XHCI-FM

Acapulco, Guerrero; Mexico;
- Frequency: 104.7 MHz
- Branding: Romántica

Programming
- Format: Romantic

Ownership
- Owner: Radiorama; (X.E.C.I., S.A. de C.V.);
- Operator: Grupo Radio Visión
- Sister stations: XHPA-FM, XHKOK-FM, XHNS-FM

History
- First air date: September 24, 1958 (concession)

Technical information
- ERP: 25 kW
- Transmitter coordinates: 16°52′49.51″N 99°51′16.5″W﻿ / ﻿16.8804194°N 99.854583°W

Links
- Webcast: Listen live
- Website: radiovision.mx

= XHCI-FM =

Radio station in Acapulco, Guerrero, Mexico

XHCI-FM is a radio station on 104.7 FM in Acapulco, Guerrero, Mexico.
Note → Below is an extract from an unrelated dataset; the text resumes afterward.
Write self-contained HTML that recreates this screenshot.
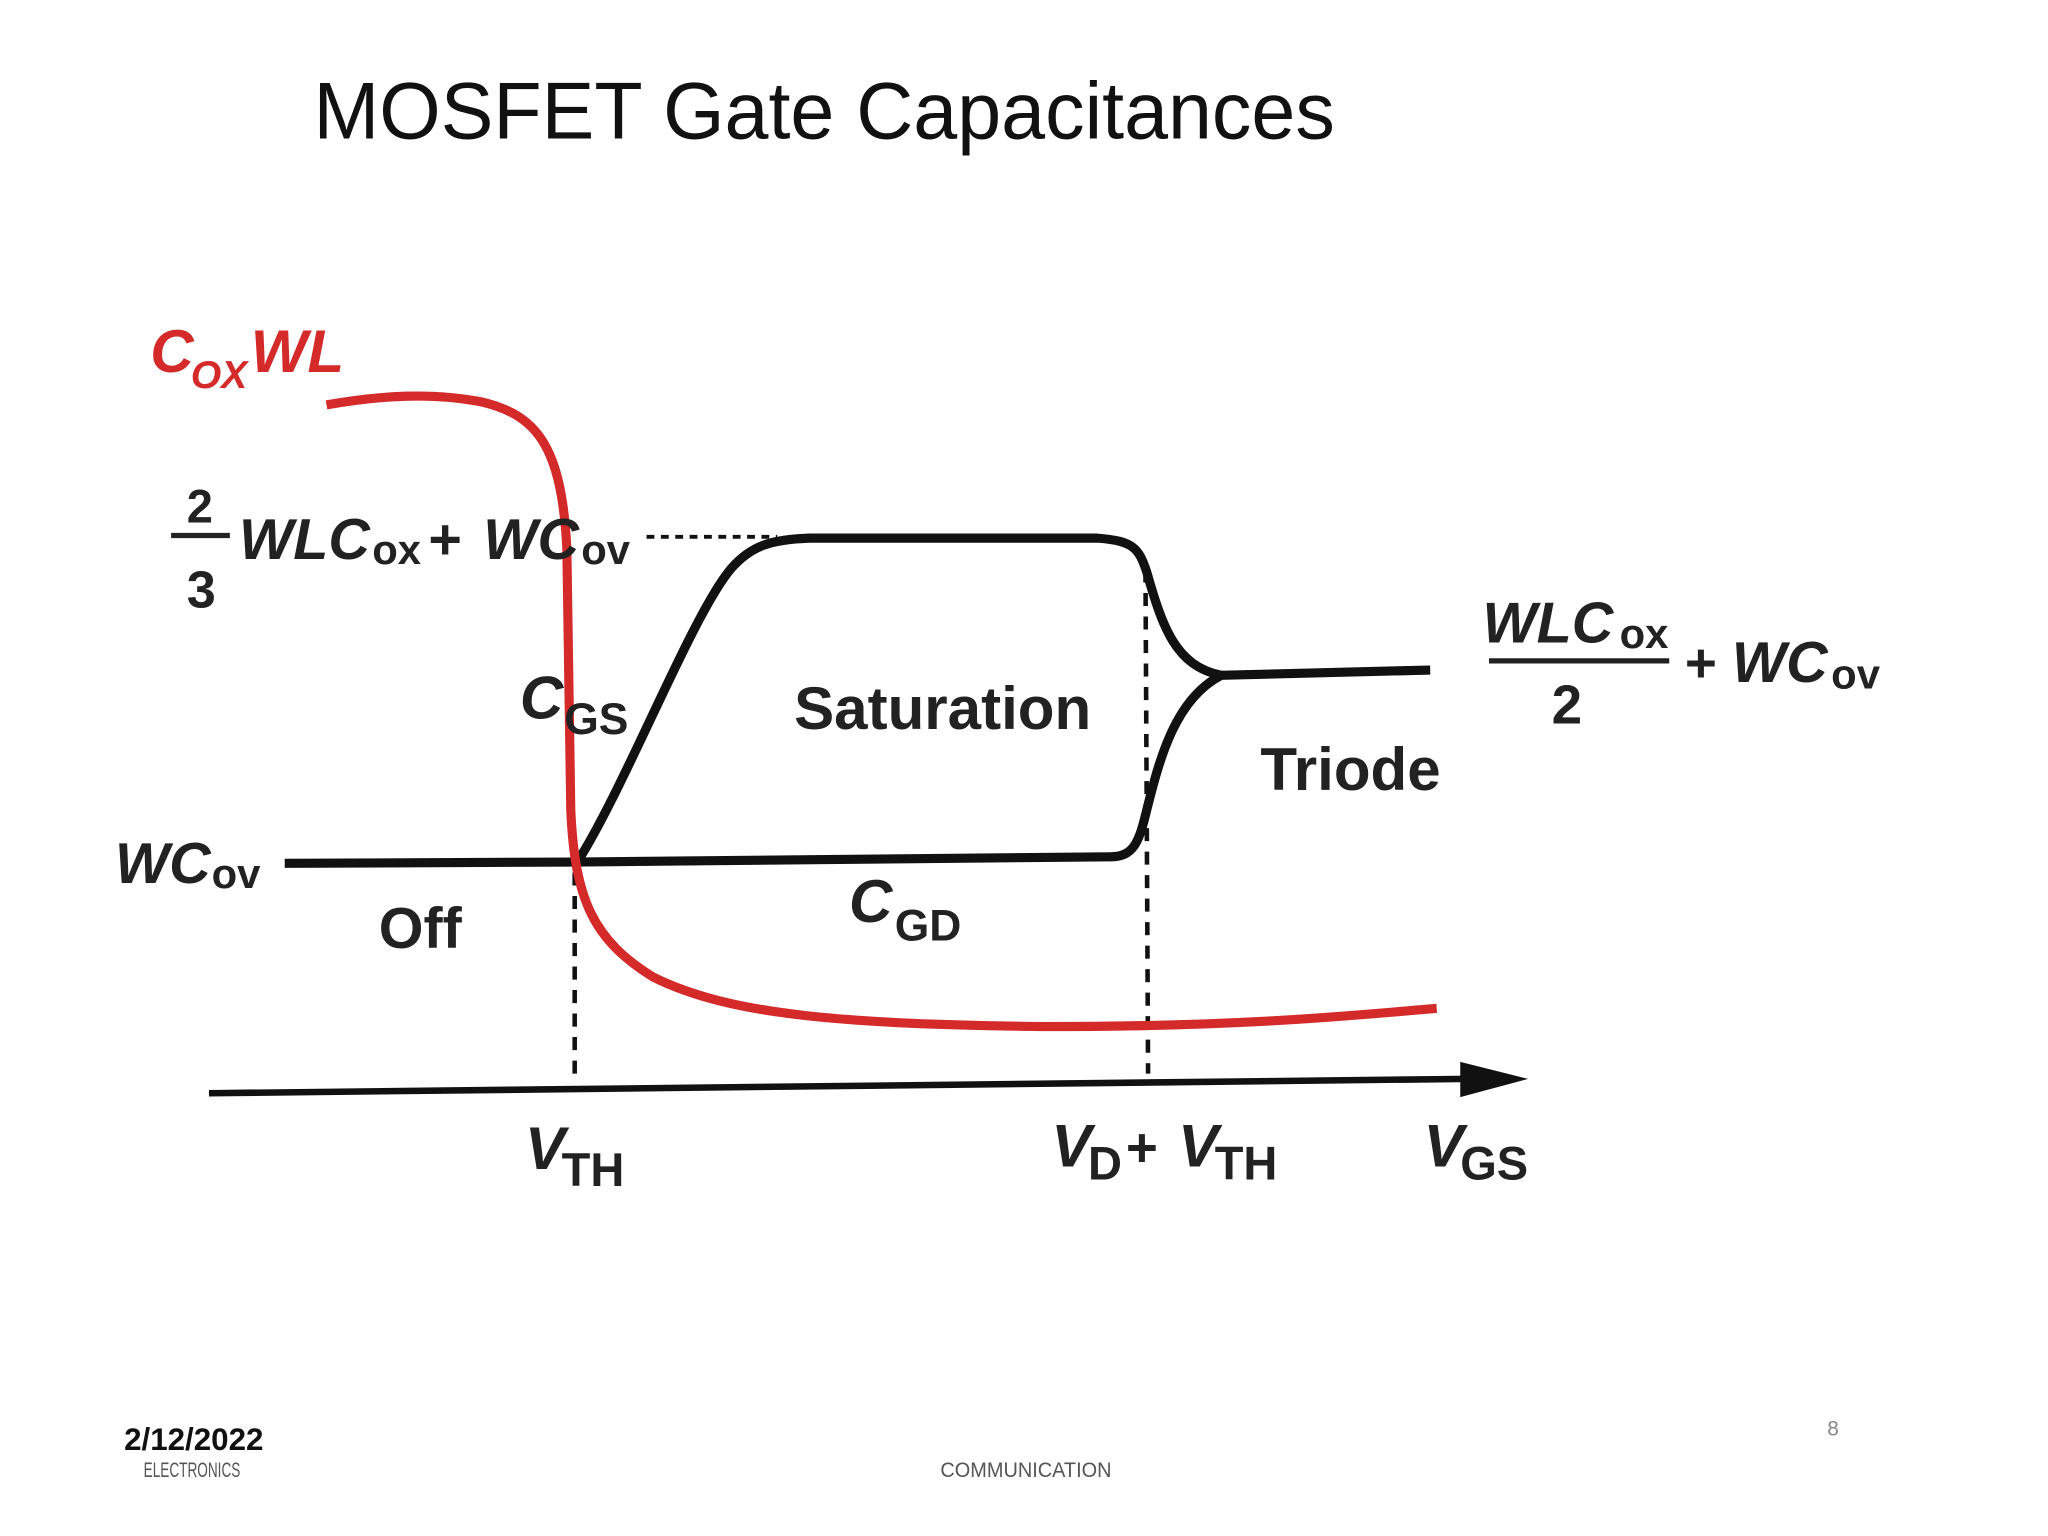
<!DOCTYPE html>
<html><head><meta charset="utf-8"><style>
html,body{margin:0;padding:0;background:#fff;}
svg{display:block;}
text{font-family:"Liberation Sans",sans-serif;}
.b{font-weight:bold;fill:#222;}
</style></head><body>
<svg width="2048" height="1536" viewBox="0 0 1568 1176" preserveAspectRatio="none" xmlns="http://www.w3.org/2000/svg">
<rect width="1568" height="1176" fill="#fff"/>
<text x="240" y="106" font-size="62" fill="#111" textLength="782" lengthAdjust="spacingAndGlyphs">MOSFET Gate Capacitances</text>

<!-- dotted / dashed -->
<line x1="495" y1="411" x2="595" y2="411" stroke="#111" stroke-width="3" stroke-dasharray="6,5"/>
<line x1="440" y1="668" x2="440" y2="826" stroke="#111" stroke-width="3.5" stroke-dasharray="10,8"/>
<line x1="877" y1="436" x2="879" y2="822" stroke="#111" stroke-width="3.5" stroke-dasharray="10,8"/>

<!-- axis -->
<line x1="160" y1="837" x2="1125" y2="826" stroke="#111" stroke-width="5"/>
<polygon points="1118,813 1170,826 1118,840" fill="#111"/>

<!-- black curves -->
<path d="M218,661 L440,660 L850,656 C868,656 872,645 878,620 C888,580 900,535 935,517 L1095,513" fill="none" stroke="#111" stroke-width="7"/>
<path d="M442,660 C480,600 530,470 560,435 C575,418 590,413 620,412 L840,412 C868,414 872,420 878,438 C890,480 900,510 935,517" fill="none" stroke="#111" stroke-width="7"/>

<!-- red curve -->
<path d="M250,310 C290,303 330,300 370,308 C410,318 430,340 434,420 L437,620 C440,690 455,720 500,748 C560,778 650,784 800,786 C950,786 1030,778 1100,772" fill="none" stroke="#d42a2a" stroke-width="7"/>

<!-- labels -->
<text x="115" y="285" font-size="46" font-weight="bold" font-style="italic" fill="#d42a2a">C</text>
<text x="146" y="297" font-size="30" font-weight="bold" font-style="italic" fill="#d42a2a">OX</text>
<text x="192" y="285" font-size="46" font-weight="bold" font-style="italic" fill="#d42a2a">WL</text>

<text x="143" y="400" font-size="36" class="b">2</text>
<line x1="131" y1="410" x2="176" y2="410" stroke="#222" stroke-width="4"/>
<text x="143" y="465" font-size="40" class="b">3</text>
<text x="183" y="428" font-size="44" class="b" font-style="italic">WLC</text>
<text x="285" y="432" font-size="32" class="b">ox</text>
<text x="328" y="428" font-size="44" class="b">+</text>
<text x="370" y="428" font-size="44" class="b" font-style="italic">WC</text>
<text x="445" y="432" font-size="32" class="b">ov</text>

<text x="88" y="676" font-size="44" class="b" font-style="italic">WC</text>
<text x="162" y="680" font-size="32" class="b">ov</text>

<text x="398" y="550" font-size="46" class="b" font-style="italic">C</text>
<text x="432" y="562" font-size="34" class="b">GS</text>
<text x="608" y="558" font-size="46" class="b">Saturation</text>
<text x="965" y="605" font-size="46" class="b">Triode</text>
<text x="290" y="726" font-size="44" class="b">Off</text>
<text x="650" y="706" font-size="46" class="b" font-style="italic">C</text>
<text x="685" y="720" font-size="34" class="b">GD</text>

<text x="1135" y="492" font-size="44" class="b" font-style="italic">WLC</text>
<text x="1240" y="496" font-size="32" class="b">ox</text>
<line x1="1140" y1="506" x2="1278" y2="506" stroke="#222" stroke-width="4"/>
<text x="1188" y="554" font-size="42" class="b">2</text>
<text x="1290" y="522" font-size="42" class="b">+</text>
<text x="1326" y="522" font-size="44" class="b" font-style="italic">WC</text>
<text x="1402" y="527" font-size="32" class="b">ov</text>

<text x="402" y="895" font-size="46" class="b" font-style="italic">V</text>
<text x="430" y="908" font-size="36" class="b">TH</text>
<text x="805" y="893" font-size="46" class="b" font-style="italic">V</text>
<text x="833" y="903" font-size="36" class="b">D</text>
<text x="862" y="893" font-size="42" class="b">+</text>
<text x="902" y="893" font-size="46" class="b" font-style="italic">V</text>
<text x="930" y="903" font-size="36" class="b">TH</text>
<text x="1090" y="893" font-size="46" class="b" font-style="italic">V</text>
<text x="1118" y="903" font-size="36" class="b">GS</text>

<!-- footer -->
<text x="95" y="1110" font-size="24" font-weight="bold" fill="#111">2/12/2022</text>
<text x="110" y="1131" font-size="16" fill="#555" textLength="74" lengthAdjust="spacingAndGlyphs">ELECTRONICS</text>
<text x="720" y="1131" font-size="16" fill="#555" textLength="131" lengthAdjust="spacingAndGlyphs">COMMUNICATION</text>
<text x="1399" y="1099" font-size="16" fill="#888">8</text>
</svg>
</body></html>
It is owned by Grupo Radiorama and operated by Grupo Radio Visión with a romantic format known as Romántica.

==History==
XECI-AM 1340 received its concession on September 24, 1958. By 1970, it was owned by Eduardo Morales Díaz de la Vega. The station later branded as La Nueva Radiorama and La Nueva 13-40. In the 1980s, the English-language music program Súper Chavo 13-40 was among the most popular in the market.

In the 1990s, XECI-AM was known as Romántica 1340. In 2005, XHCI changed the format to Rock 1340, rock music in Spanish and English; this lasted until April 30, 2007, when it returned to a romantic music.

In November 2010, XECI was cleared to move to FM as XHCI-FM 104.7. In 2015, Romántica moved to another station, XHKOK-FM, and XHCI-FM relaunched as @FM (Arroba FM) with a pop format.

Logo used 2015–2021 with the @Arroba FM format

Starting January 3, 2022, the four Radiorama stations in Acapulco (XHKOK, XHCI, XHNS, and XHPA) were leased to a new operator, Grupo Radio Visión. XHCI took on the Los 40 format from Radiópolis. Los 40 had previously been in Acapulco on XHACD-FM 92.1/XEACD-AM 550.

On April 1, 2024, Grupo Radio Visión dropped all Radiópolis formats. The station flipped back to romantic.